• Task objective
Without the pictures, extract every line from the start of the material to the line containing "Weiblich: '#F8766D', Männlich: '#00BFC4'", both ends included.

..............................

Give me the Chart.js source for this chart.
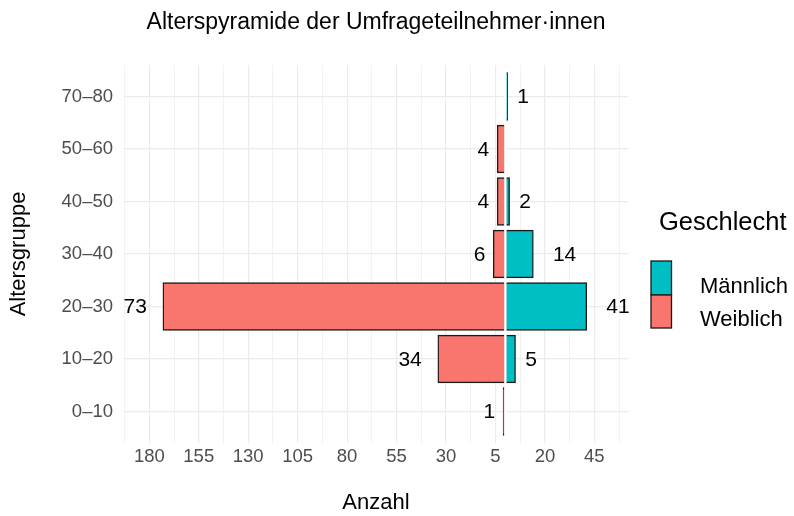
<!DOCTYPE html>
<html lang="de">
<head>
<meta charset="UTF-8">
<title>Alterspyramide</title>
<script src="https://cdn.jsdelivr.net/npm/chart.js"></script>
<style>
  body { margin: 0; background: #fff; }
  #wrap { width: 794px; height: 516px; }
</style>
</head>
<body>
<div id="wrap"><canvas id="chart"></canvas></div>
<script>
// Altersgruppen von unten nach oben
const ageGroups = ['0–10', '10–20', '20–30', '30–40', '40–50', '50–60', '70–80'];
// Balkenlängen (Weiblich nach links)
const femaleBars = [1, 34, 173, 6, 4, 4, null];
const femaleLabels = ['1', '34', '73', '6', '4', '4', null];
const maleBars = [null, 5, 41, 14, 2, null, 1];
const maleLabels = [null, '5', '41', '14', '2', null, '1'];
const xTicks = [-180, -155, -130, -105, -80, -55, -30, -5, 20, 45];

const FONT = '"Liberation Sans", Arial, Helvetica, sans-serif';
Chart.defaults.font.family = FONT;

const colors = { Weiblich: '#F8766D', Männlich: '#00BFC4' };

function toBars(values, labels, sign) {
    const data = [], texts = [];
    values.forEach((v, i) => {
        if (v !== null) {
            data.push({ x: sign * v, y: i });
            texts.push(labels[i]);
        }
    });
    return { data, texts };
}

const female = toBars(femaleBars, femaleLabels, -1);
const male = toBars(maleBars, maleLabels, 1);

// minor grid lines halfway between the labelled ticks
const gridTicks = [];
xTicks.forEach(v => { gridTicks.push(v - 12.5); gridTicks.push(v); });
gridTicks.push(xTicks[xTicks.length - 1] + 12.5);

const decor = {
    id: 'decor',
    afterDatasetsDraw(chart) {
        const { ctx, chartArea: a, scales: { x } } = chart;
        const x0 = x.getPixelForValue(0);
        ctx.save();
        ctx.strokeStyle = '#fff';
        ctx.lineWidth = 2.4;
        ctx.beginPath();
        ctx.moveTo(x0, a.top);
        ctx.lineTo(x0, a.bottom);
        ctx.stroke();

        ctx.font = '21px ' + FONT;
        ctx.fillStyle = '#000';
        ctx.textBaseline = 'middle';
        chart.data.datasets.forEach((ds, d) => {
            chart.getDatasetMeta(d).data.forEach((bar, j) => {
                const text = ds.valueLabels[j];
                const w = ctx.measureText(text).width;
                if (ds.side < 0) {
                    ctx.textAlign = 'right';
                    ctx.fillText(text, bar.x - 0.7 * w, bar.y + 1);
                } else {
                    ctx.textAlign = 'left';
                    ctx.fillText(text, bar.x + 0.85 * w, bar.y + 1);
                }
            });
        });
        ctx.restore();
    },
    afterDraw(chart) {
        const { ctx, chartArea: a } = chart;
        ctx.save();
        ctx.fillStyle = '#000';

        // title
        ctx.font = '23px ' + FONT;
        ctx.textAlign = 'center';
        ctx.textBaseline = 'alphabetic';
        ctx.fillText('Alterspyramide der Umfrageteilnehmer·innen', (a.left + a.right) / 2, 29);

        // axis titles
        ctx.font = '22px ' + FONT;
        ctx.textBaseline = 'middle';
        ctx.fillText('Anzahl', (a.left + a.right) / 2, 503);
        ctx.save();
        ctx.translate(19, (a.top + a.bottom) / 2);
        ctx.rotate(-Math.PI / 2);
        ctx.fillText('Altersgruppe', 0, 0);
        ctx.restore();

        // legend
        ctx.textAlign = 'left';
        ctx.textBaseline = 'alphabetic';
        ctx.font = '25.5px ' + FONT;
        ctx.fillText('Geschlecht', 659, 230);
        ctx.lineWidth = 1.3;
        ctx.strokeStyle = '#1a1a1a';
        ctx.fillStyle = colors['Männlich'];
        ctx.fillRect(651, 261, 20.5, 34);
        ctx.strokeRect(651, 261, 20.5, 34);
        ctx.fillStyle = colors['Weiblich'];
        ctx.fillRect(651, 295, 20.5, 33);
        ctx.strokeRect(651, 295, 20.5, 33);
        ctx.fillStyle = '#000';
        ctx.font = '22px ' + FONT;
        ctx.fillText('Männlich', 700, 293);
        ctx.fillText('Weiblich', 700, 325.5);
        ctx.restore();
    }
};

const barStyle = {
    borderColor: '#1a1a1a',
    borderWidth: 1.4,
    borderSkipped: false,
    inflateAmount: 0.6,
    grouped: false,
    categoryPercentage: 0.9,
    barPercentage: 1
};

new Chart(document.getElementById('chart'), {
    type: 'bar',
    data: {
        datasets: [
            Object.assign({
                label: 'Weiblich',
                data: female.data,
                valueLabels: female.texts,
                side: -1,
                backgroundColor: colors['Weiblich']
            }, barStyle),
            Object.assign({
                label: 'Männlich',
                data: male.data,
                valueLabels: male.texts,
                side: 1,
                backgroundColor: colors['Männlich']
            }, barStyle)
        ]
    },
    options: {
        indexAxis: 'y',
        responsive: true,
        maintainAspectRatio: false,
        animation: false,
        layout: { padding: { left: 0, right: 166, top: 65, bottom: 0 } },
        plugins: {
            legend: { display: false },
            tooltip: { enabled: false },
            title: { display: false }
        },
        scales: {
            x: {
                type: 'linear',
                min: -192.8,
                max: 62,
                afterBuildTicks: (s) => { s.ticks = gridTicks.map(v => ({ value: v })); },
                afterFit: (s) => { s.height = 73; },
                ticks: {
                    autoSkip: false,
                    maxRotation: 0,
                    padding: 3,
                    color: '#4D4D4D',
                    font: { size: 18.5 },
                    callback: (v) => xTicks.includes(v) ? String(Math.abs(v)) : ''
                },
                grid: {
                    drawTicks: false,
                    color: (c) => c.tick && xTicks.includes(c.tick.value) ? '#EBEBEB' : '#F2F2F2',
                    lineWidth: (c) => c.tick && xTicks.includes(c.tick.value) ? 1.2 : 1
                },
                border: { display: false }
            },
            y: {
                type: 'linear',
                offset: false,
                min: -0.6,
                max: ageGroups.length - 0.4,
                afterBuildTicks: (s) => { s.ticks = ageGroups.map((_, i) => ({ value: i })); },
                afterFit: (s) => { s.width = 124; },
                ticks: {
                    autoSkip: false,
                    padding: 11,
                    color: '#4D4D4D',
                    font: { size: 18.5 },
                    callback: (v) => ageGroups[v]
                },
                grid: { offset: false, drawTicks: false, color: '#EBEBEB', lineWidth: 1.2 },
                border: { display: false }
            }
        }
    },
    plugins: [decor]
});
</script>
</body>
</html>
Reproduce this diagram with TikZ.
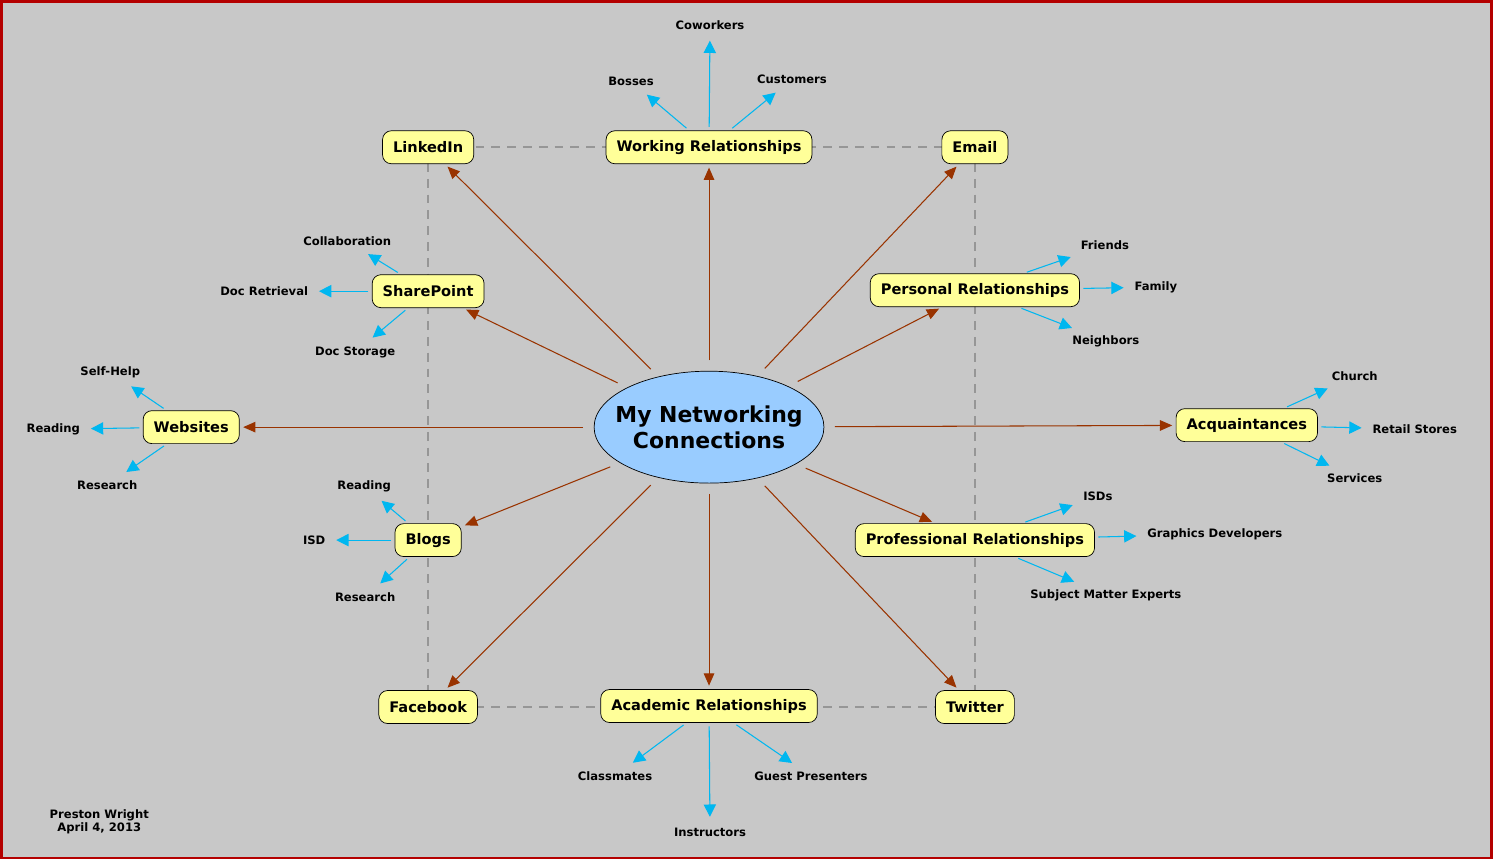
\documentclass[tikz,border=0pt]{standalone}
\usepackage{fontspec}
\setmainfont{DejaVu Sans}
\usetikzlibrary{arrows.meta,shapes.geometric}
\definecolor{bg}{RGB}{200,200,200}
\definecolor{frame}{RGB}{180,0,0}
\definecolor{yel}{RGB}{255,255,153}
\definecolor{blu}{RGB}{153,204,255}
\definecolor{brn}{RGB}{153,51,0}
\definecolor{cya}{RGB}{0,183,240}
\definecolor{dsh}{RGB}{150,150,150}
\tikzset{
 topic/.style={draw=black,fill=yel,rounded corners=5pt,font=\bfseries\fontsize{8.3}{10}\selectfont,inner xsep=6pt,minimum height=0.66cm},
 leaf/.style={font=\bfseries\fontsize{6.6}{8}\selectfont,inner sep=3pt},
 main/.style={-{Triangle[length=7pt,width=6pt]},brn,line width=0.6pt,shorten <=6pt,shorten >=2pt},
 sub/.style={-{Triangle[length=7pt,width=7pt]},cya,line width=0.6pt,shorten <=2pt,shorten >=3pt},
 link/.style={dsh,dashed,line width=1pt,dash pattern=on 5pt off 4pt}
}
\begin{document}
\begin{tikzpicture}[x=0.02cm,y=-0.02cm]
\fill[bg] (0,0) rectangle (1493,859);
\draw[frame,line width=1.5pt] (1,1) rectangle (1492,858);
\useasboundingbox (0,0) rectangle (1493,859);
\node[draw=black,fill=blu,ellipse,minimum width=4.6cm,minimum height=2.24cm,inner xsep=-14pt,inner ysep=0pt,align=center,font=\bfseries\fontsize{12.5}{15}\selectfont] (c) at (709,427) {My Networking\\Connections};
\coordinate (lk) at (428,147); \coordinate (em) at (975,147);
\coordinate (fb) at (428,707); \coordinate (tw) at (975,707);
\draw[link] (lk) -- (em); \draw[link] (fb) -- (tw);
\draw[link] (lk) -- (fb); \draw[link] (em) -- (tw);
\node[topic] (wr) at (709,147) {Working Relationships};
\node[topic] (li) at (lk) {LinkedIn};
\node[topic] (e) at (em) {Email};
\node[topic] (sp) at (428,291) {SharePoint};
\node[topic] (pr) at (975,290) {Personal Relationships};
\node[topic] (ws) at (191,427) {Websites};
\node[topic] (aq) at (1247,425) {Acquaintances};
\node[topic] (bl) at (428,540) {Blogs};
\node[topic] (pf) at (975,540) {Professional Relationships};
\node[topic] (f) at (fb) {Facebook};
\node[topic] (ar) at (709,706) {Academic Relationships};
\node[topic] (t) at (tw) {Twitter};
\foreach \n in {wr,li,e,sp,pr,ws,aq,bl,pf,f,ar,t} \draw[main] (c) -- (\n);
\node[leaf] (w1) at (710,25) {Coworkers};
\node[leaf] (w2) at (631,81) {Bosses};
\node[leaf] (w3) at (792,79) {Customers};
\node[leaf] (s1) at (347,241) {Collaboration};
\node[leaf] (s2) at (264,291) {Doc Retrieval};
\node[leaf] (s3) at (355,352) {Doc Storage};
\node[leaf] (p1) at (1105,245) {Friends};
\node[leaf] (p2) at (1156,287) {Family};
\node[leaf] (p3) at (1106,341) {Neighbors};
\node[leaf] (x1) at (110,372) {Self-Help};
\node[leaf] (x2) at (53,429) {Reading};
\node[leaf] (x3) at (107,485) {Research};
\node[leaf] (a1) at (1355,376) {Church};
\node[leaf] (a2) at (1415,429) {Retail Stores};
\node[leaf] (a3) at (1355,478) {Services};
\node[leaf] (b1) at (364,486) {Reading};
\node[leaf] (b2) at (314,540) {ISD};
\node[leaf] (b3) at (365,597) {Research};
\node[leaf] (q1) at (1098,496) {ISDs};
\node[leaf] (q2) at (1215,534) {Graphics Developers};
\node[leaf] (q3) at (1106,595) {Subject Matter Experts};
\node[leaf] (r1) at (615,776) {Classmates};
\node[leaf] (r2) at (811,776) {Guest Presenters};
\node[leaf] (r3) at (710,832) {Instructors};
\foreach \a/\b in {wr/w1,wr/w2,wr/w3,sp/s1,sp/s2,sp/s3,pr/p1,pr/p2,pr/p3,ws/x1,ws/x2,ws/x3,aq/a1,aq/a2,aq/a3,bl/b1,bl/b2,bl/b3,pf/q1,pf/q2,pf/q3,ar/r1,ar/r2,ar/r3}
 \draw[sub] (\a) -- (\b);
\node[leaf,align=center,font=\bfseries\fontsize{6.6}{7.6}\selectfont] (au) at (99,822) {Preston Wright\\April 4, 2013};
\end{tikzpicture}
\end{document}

..............................

• Reply to the task
Give me the Chart.js source for this chart.
<!DOCTYPE html>
<html lang="de">
<head>
<meta charset="UTF-8">
<title>Alterspyramide</title>
<script src="https://cdn.jsdelivr.net/npm/chart.js"></script>
<style>
  body { margin: 0; background: #fff; }
  #wrap { width: 794px; height: 516px; }
</style>
</head>
<body>
<div id="wrap"><canvas id="chart"></canvas></div>
<script>
// Altersgruppen von unten nach oben
const ageGroups = ['0–10', '10–20', '20–30', '30–40', '40–50', '50–60', '70–80'];
// Balkenlängen (Weiblich nach links)
const femaleBars = [1, 34, 173, 6, 4, 4, null];
const femaleLabels = ['1', '34', '73', '6', '4', '4', null];
const maleBars = [null, 5, 41, 14, 2, null, 1];
const maleLabels = [null, '5', '41', '14', '2', null, '1'];
const xTicks = [-180, -155, -130, -105, -80, -55, -30, -5, 20, 45];

const FONT = '"Liberation Sans", Arial, Helvetica, sans-serif';
Chart.defaults.font.family = FONT;

const colors = { Weiblich: '#F8766D', Männlich: '#00BFC4' };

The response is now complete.